Today we found four lovely penny buns (or porcini, or ceps), and decided to be decadent and try out a pure fresh penny bun soup. The results were delicious, but a bit too rich and thick.

In future, I’d probably go for a maximum of half penny buns and half some other, milder mushroom. And more water/stock/wine than I used below. I might also replace the double cream with single cream or milk.

penny bun soup


500g chopped penny buns 
5 shallots
1 clove garlic
500ml chicken stock 
50ml white wine
100ml double cream
butter for frying
salt, pepper, dried thyme


Chop the garlic and shallots and fry in butter for four minutes. Chop the penny buns and add them to the pot, frying for a further six or seven minutes. Add the stock, wine, salt, pepper and thyme, and simmer for 15 minutes. Add cream, blend, reheat to hot and then serve.

Hedgehog soup


Not real hedgehogs, I promise. This soup was made from hedgehog mushrooms and field mushrooms – and very nice it was too. I would definitely make this again.

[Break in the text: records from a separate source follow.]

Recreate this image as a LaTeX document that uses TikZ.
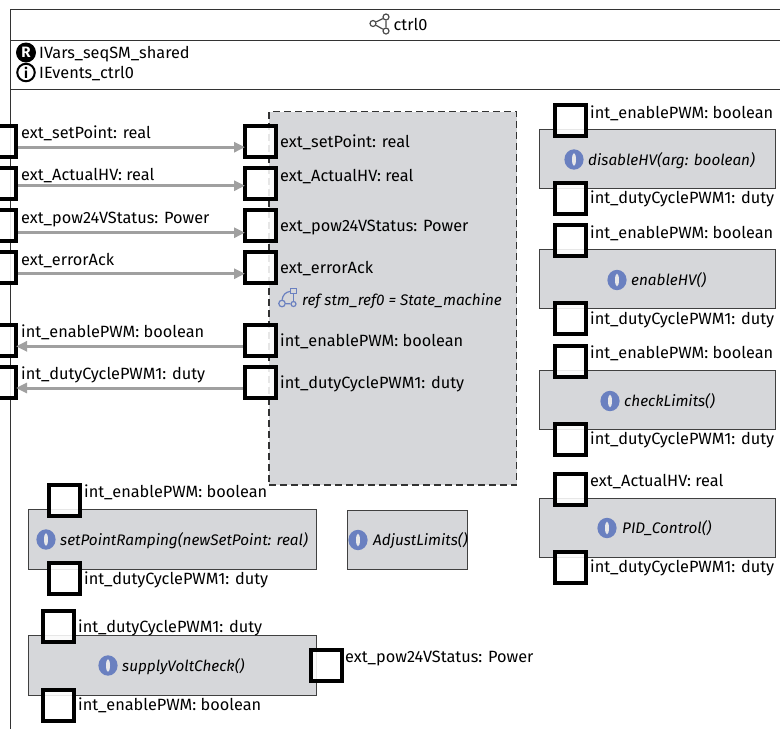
\documentclass[tikz,border=0pt]{standalone}
\usepackage{fontspec}
\setmainfont{Fira Sans}
\usetikzlibrary{arrows.meta,calc}
\definecolor{boxgrey}{HTML}{D6D7DA}
\definecolor{iconblue}{HTML}{6A80C0}
\definecolor{wiregrey}{HTML}{A0A0A0}
\tikzset{
  x=1pt,y=-1pt,
  portbox/.style={draw=black,line width=4pt,fill=white,fill opacity=.88,draw opacity=1,minimum size=31pt,inner sep=0pt,outer sep=0pt},
  opbox/.style={draw=black!75,line width=1pt,fill=boxgrey,inner sep=0pt},
  lab/.style={anchor=west,inner sep=0pt,text height=14.6pt,text depth=3pt,font=\fontsize{16.3}{18}\selectfont},
  optext/.style={anchor=west,inner sep=0pt,text height=14.6pt,text depth=3pt,font=\fontsize{15.3}{18}\selectfont\itshape},
  wire/.style={draw=wiregrey,line width=3pt,-{Triangle[length=11pt,width=10pt]},shorten <=2pt},
  frameline/.style={draw=black!80,line width=1pt},
  smallnode/.style={circle,draw=black!70,line width=1.2pt,fill=white,minimum size=6pt,inner sep=0pt},
}
\newcommand{\opicon}[2]{%
  \fill[iconblue] (#1,#2) ellipse [x radius=9.6pt,y radius=10.2pt];
  \fill[boxgrey!60!white] (#1,#2) ellipse [x radius=2pt,y radius=6.4pt];
}
\begin{document}
\begin{tikzpicture}
\useasboundingbox (0,0) rectangle (780,729);
% frame
\draw[frameline] (780,9) -- (10.5,9) -- (10.5,729);
\draw[frameline] (10.5,40) -- (780,40);
\draw[frameline] (10.5,89) -- (780,89);
% title icon
\node[smallnode] (ca) at (373,23.5) {};
\node[smallnode] (cb) at (386,17) {};
\node[smallnode] (cc) at (386,31) {};
\draw[black!70,line width=1.2pt] (ca) -- (cb) (ca) -- (cc) (cb) -- (cc);
\node[lab] (title) at (393.5,25) {ctrl0};
% interface lines
\node[circle,fill=black,minimum size=20pt,inner sep=0pt,text=white,font=\fontsize{15}{15}\selectfont\bfseries] (ricon) at (26,52.5) {R};
\node[circle,draw=black,line width=2pt,minimum size=17.5pt,inner sep=0pt,font=\fontsize{14}{14}\selectfont\bfseries] (iicon) at (26,72.5) {i};
\node[lab] (ivars) at (39,53) {IVars\_seqSM\_shared};
\node[lab] (ievents) at (39,72.5) {IEvents\_ctrl0};
% state machine ref
\node[draw=black!80,dash pattern=on 7pt off 4pt,line width=1.2pt,fill=boxgrey,minimum width=247.5pt,minimum height=373.5pt,inner sep=0pt] (stm) at (392.75,298.25) {};
% operation boxes
\node[opbox,minimum width=236pt,minimum height=59pt] (dis) at (657.5,158.5) {};
\node[opbox,minimum width=236pt,minimum height=59pt] (ena) at (657.5,278.5) {};
\node[opbox,minimum width=236pt,minimum height=59pt] (chk) at (657.5,400) {};
\node[opbox,minimum width=236pt,minimum height=59pt] (pid) at (657.5,527.5) {};
\node[opbox,minimum width=288pt,minimum height=60pt] (spr) at (172,539) {};
\node[opbox,minimum width=120pt,minimum height=59pt] (adj) at (407,539.5) {};
\node[opbox,minimum width=288pt,minimum height=60pt] (svc) at (172,665.5) {};
% left ports
\node[portbox] (l1) at (0.5,141) {};
\node[portbox] (l2) at (0.5,183) {};
\node[portbox] (l3) at (0.5,225.5) {};
\node[portbox] (l4) at (0.5,267.5) {};
\node[portbox] (l5) at (0.5,340) {};
\node[portbox] (l6) at (0.5,382.5) {};
% stm ports
\node[portbox] (r1) at (260.5,141) {};
\node[portbox] (r2) at (260.5,183) {};
\node[portbox] (r3) at (260.5,225.5) {};
\node[portbox] (r4) at (260.5,267.5) {};
\node[portbox] (r5) at (260.5,340) {};
\node[portbox] (r6) at (260.5,382.5) {};
% connectors
\draw[wire] ([yshift=-6.2pt]l1.east) -- ([yshift=-6.2pt]r1.west);
\draw[wire] ([yshift=-2.7pt]l2.east) -- ([yshift=-2.7pt]r2.west);
\draw[wire] ([yshift=-7.2pt]l3.east) -- ([yshift=-7.2pt]r3.west);
\draw[wire] ([yshift=-6.2pt]l4.east) -- ([yshift=-6.2pt]r4.west);
\draw[wire] ([yshift=-6.3pt]r5.west) -- ([yshift=-6.3pt]l5.east);
\draw[wire] ([yshift=-5.5pt]r6.west) -- ([yshift=-5.5pt]l6.east);
% left labels
\node[lab] (ll1) at (21,133) {ext\_setPoint: real};
\node[lab] (ll2) at (21,175) {ext\_ActualHV: real};
\node[lab] (ll3) at (21,218) {ext\_pow24VStatus: Power};
\node[lab] (ll4) at (21,260) {ext\_errorAck};
\node[lab] (ll5) at (21,332) {int\_enablePWM: boolean};
\node[lab] (ll6) at (21,374) {int\_dutyCyclePWM1: duty};
% stm labels
\node[lab] (rl1) at (280,142) {ext\_setPoint: real};
\node[lab] (rl2) at (280,176) {ext\_ActualHV: real};
\node[lab] (rl3) at (280,226) {ext\_pow24VStatus: Power};
\node[lab] (rl4) at (280,268) {ext\_errorAck};
\node[lab] (rl5) at (280,341) {int\_enablePWM: boolean};
\node[lab] (rl6) at (280,383) {int\_dutyCyclePWM1: duty};
% ref icon
\node[draw=iconblue,line width=1.2pt,fill=boxgrey,minimum size=5.5pt,inner sep=0pt] (ia) at (293.5,291) {};
\node[circle,draw=iconblue,line width=1.2pt,fill=boxgrey,minimum size=6.5pt,inner sep=0pt] (ib) at (282,303.5) {};
\node[circle,draw=iconblue,line width=1.2pt,fill=boxgrey,minimum size=5pt,inner sep=0pt] (ic) at (293.5,304) {};
\draw[iconblue,line width=1.2pt] (ib) to[bend left=40] (ia);
\draw[iconblue,line width=1.2pt] (ib) -- (ic);
\draw[iconblue,line width=1.2pt] (ic) -- (ia);
\node[optext] (reftxt) at (302,300) {ref stm\_ref0 = State\_machine};
% disableHV
\node[portbox] (d1) at (570,120.5) {};
\node[portbox] (d2) at (570,198) {};
\node[lab] at (590,113) {int\_enablePWM: boolean};
\node[lab] at (590,198) {int\_dutyCyclePWM1: duty};
\opicon{574}{159.5}
\node[optext] (dist) at (588,160) {disableHV(arg: boolean)};
% enableHV
\node[portbox] (e1) at (570,240.5) {};
\node[portbox] (e2) at (570,318) {};
\node[lab] at (590,233) {int\_enablePWM: boolean};
\node[lab] at (590,319) {int\_dutyCyclePWM1: duty};
\opicon{617}{280}
\node[optext] (enat) at (631,280) {enableHV()};
% checkLimits
\node[portbox] (c1) at (570,361) {};
\node[portbox] (c2) at (570,439) {};
\node[lab] at (590,353) {int\_enablePWM: boolean};
\node[lab] at (590,439) {int\_dutyCyclePWM1: duty};
\opicon{610}{401}
\node[optext] (chkt) at (624,401) {checkLimits()};
% PID
\node[portbox] (p1) at (570,489) {};
\node[portbox] (p2) at (570,567) {};
\node[lab] at (590,481) {ext\_ActualHV: real};
\node[lab] at (590,567) {int\_dutyCyclePWM1: duty};
\opicon{607}{528}
\node[optext] (pidt) at (622,528) {PID\_Control()};
% setPointRamping
\node[portbox] (s1) at (64.5,500.5) {};
\node[portbox] (s2) at (64.5,578.5) {};
\node[lab] at (84,492) {int\_enablePWM: boolean};
\node[lab] at (84,579) {int\_dutyCyclePWM1: duty};
\opicon{46}{539.5}
\node[optext] (sprt) at (60,540) {setPointRamping(newSetPoint: real)};
% AdjustLimits
\opicon{358}{540}
\node[optext] (adjt) at (373,540) {AdjustLimits()};
% supplyVoltCheck
\node[portbox] (v1) at (58.5,626) {};
\node[portbox] (v2) at (58.5,705) {};
\node[portbox] (v3) at (326,665) {};
\node[lab] at (78,627) {int\_dutyCyclePWM1: duty};
\node[lab] at (78,705) {int\_enablePWM: boolean};
\node[lab] at (345,657) {ext\_pow24VStatus: Power};
\opicon{108}{665.5}
\node[optext] (svct) at (122,666) {supplyVoltCheck()};
\end{tikzpicture}
\end{document}
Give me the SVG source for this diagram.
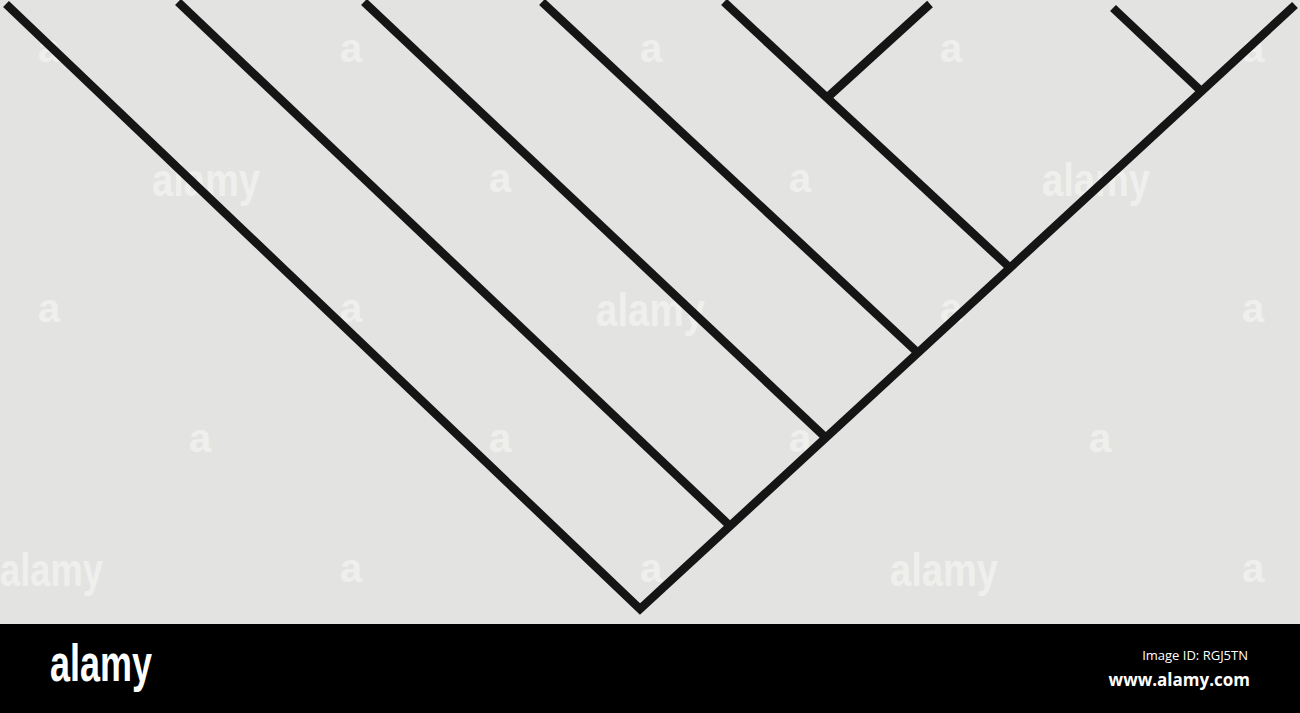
<svg xmlns="http://www.w3.org/2000/svg" width="1300" height="713" viewBox="0 0 1300 713">
<style>
.br{stroke:#151515;stroke-width:8.5;stroke-linecap:butt;fill:none}
.wm{font-family:"Liberation Sans Narrow","Liberation Sans",Arial,sans-serif;font-weight:bold;fill:#f3f3f1;fill-opacity:0.8}
.wa{font-size:40px}
.wl{font-size:46px}
</style>
<rect x="0" y="0" width="1300" height="713" fill="#e3e4e2"/>
<g id="watermarks">
<text class="wm wa" x="38" y="62">a</text>
<text class="wm wa" x="340" y="62">a</text>
<text class="wm wa" x="640" y="62">a</text>
<text class="wm wa" x="940" y="62">a</text>
<text class="wm wa" x="1242" y="62">a</text>
<text class="wm wl" x="152" y="196" textLength="108" lengthAdjust="spacingAndGlyphs">alamy</text>
<text class="wm wa" x="489" y="192">a</text>
<text class="wm wa" x="789" y="192">a</text>
<text class="wm wl" x="1042" y="196" textLength="108" lengthAdjust="spacingAndGlyphs">alamy</text>
<text class="wm wa" x="38" y="322">a</text>
<text class="wm wa" x="340" y="322">a</text>
<text class="wm wl" x="596" y="326" textLength="109" lengthAdjust="spacingAndGlyphs">alamy</text>
<text class="wm wa" x="940" y="322">a</text>
<text class="wm wa" x="1242" y="322">a</text>
<text class="wm wa" x="189" y="452">a</text>
<text class="wm wa" x="489" y="452">a</text>
<text class="wm wa" x="789" y="452">a</text>
<text class="wm wa" x="1089" y="452">a</text>
<text class="wm wl" x="0" y="586" textLength="103" lengthAdjust="spacingAndGlyphs">alamy</text>
<text class="wm wa" x="340" y="582">a</text>
<text class="wm wa" x="640" y="582">a</text>
<text class="wm wl" x="890" y="586" textLength="108" lengthAdjust="spacingAndGlyphs">alamy</text>
<text class="wm wa" x="1242" y="582">a</text>
</g>
<g id="connectors">
<polyline class="br" points="6,4 640,609 1295,5" stroke-linejoin="miter"/>
<line class="br" x1="178" y1="2" x2="729" y2="525"/>
<line class="br" x1="364" y1="2" x2="825" y2="437"/>
<line class="br" x1="542" y1="2" x2="917" y2="352"/>
<line class="br" x1="724" y1="2" x2="1008" y2="266"/>
<line class="br" x1="829" y1="96" x2="930" y2="4"/>
<line class="br" x1="1113" y1="8" x2="1201" y2="91"/>
</g>
<g id="footer">
<rect x="0" y="624" width="1300" height="89" fill="#000000"/>
<text x="50" y="681" font-family="Liberation Sans Narrow,Liberation Sans,Arial,sans-serif" font-weight="bold" font-size="52" fill="#ffffff" textLength="102" lengthAdjust="spacingAndGlyphs">alamy</text>
<text x="1248" y="660" text-anchor="end" font-family="Open Sans,Liberation Sans,sans-serif" font-size="13" fill="#ffffff">Image ID: RGJ5TN</text>
<text x="1250" y="686" text-anchor="end" font-family="Open Sans,Liberation Sans,sans-serif" font-weight="bold" font-size="17" fill="#ffffff">www.alamy.com</text>
</g>
</svg>
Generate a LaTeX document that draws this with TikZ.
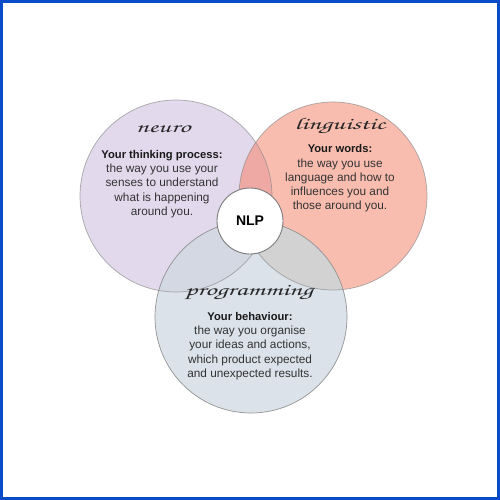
\documentclass[tikz,border=0pt]{standalone}
\usepackage{fontspec}
\setmainfont{Liberation Sans}
\newfontfamily\scriptfnt[FakeStretch=1.7]{texgyrechorus-mediumitalic.otf}
\definecolor{frameblue}{HTML}{0A4BC8}
\definecolor{neurofill}{HTML}{E2D9EC}
\definecolor{lingfill}{HTML}{F9BDB0}
\definecolor{progfill}{HTML}{DBE2EA}
\definecolor{nlovl}{HTML}{EEA9A4}
\definecolor{npovl}{HTML}{D3D8E3}
\definecolor{lpovl}{HTML}{D3D2D3}
\definecolor{edgegrey}{HTML}{8A8A8A}
\definecolor{bodytext}{HTML}{333333}
\newcommand{\hd}[1]{{\fontsize{11.2}{14.3}\selectfont\bfseries\color{black!90}#1}}
\tikzset{
  ring/.style={circle, draw=edgegrey, line width=0.7pt, inner sep=0pt},
  title/.style={font=\scriptfnt\fontsize{16.5}{16.5}\selectfont, text=black!85},
  body/.style={align=center, font=\fontsize{11.8}{14.3}\selectfont, text=bodytext, inner sep=0pt},
}
\begin{document}
\begin{tikzpicture}[x=1pt,y=-1pt]
\useasboundingbox (0,0) rectangle (500,500);
\fill[white] (0,0) rectangle (500,500);
\draw[frameblue, line width=3pt] (1.5,1.5) rectangle (498.5,498.5);
% circle fills
\fill[neurofill] (176,196) circle (96);
\fill[lingfill] (333,196) circle (94);
\fill[progfill] (251,317) circle (96);
% overlaps
\begin{scope}
  \clip (176,196) circle (96);
  \fill[nlovl] (333,196) circle (94);
  \fill[npovl] (251,317) circle (96);
\end{scope}
\begin{scope}
  \clip (333,196) circle (94);
  \fill[lpovl] (251,317) circle (96);
\end{scope}
% outlines
\node[ring, minimum size=192pt, draw opacity=0.7] (neuro) at (176,196) {};
\node[ring, minimum size=188pt, draw opacity=0.7] (ling) at (333,196) {};
\node[ring, minimum size=192pt, draw opacity=0.9] (prog) at (251,317) {};
\node[ring, fill=white, minimum size=66pt, line width=0.9pt, draw=edgegrey!90!black] (nlp) at (250,221) {\fontsize{14}{14}\selectfont\bfseries NLP};
% texts
\node[title] (tneuro) at (163,129) {neuro};
\node[body] (bneuro) at (162,184) {\hd{Your thinking process:}\\the way you use your\\senses to understand\\what is happening\\around you.};
\node[title] (tling) at (340,126) {linguistic};
\node[body] (bling) at (340,178.5) {\hd{Your words:}\\the way you use\\language and how to\\influences you and\\those around you.};
\node[title] (tprog) at (249,292) {programming};
\node[body] (bprog) at (250,346) {\hd{Your behaviour:}\\the way you organise\\your ideas and actions,\\which product expected\\and unexpected results.};
\end{tikzpicture}
\end{document}
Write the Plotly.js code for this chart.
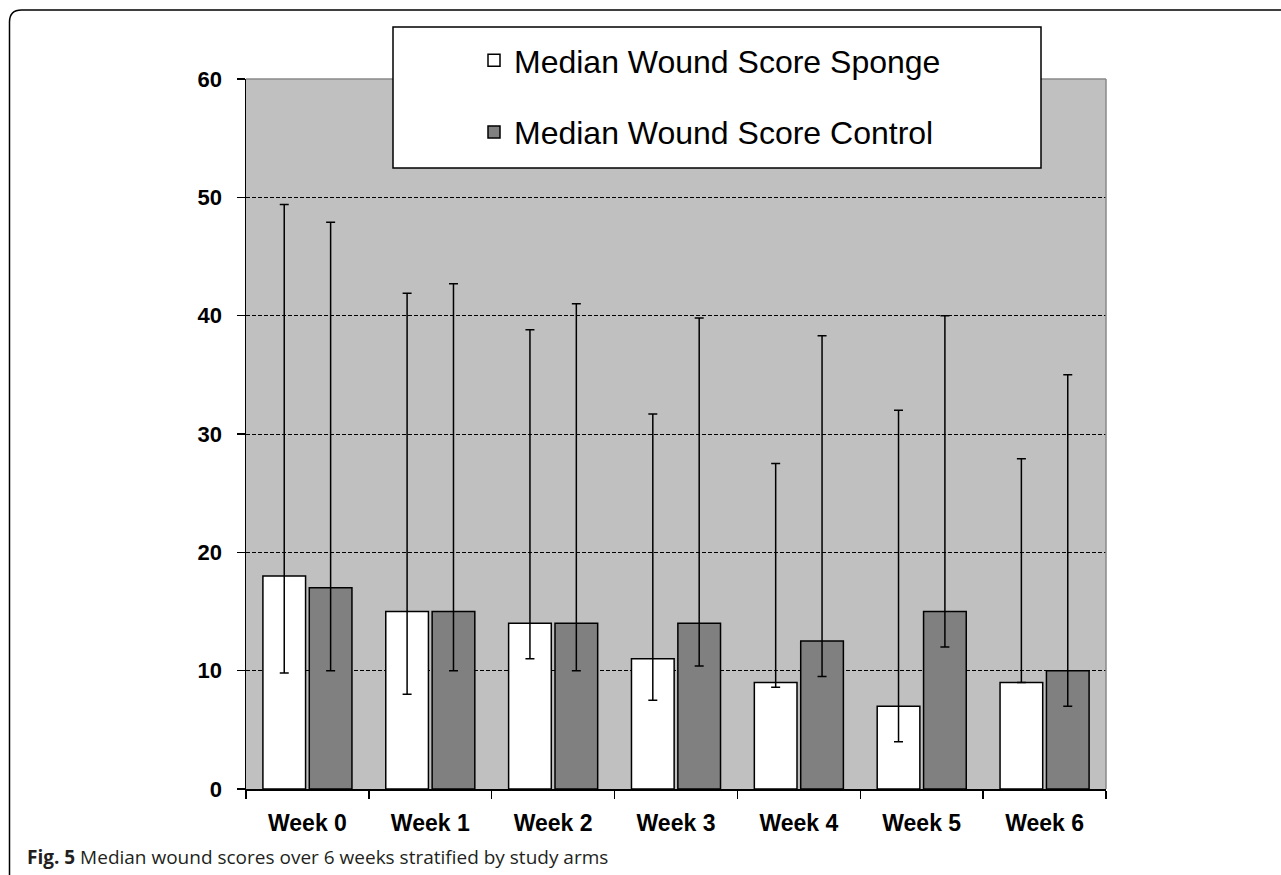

The bread in the picture is from a sourdough loaf I made after attending a class with Nick Beddows of Slow Food Brighton.


200g field mushrooms
300g hedgehog mushrooms
1 clove garlic
1 leek
400ml vegetable stock
100ml milk
salt, pepper, mixed herbs

Fry garlic and leek for five minutes until soft, then add chopped mushrooms and cook for another 5-7 minutes. Add the stock, milk and herbs and simmer for 20 minutes. Blend until smooth. Add salt and pepper to taste.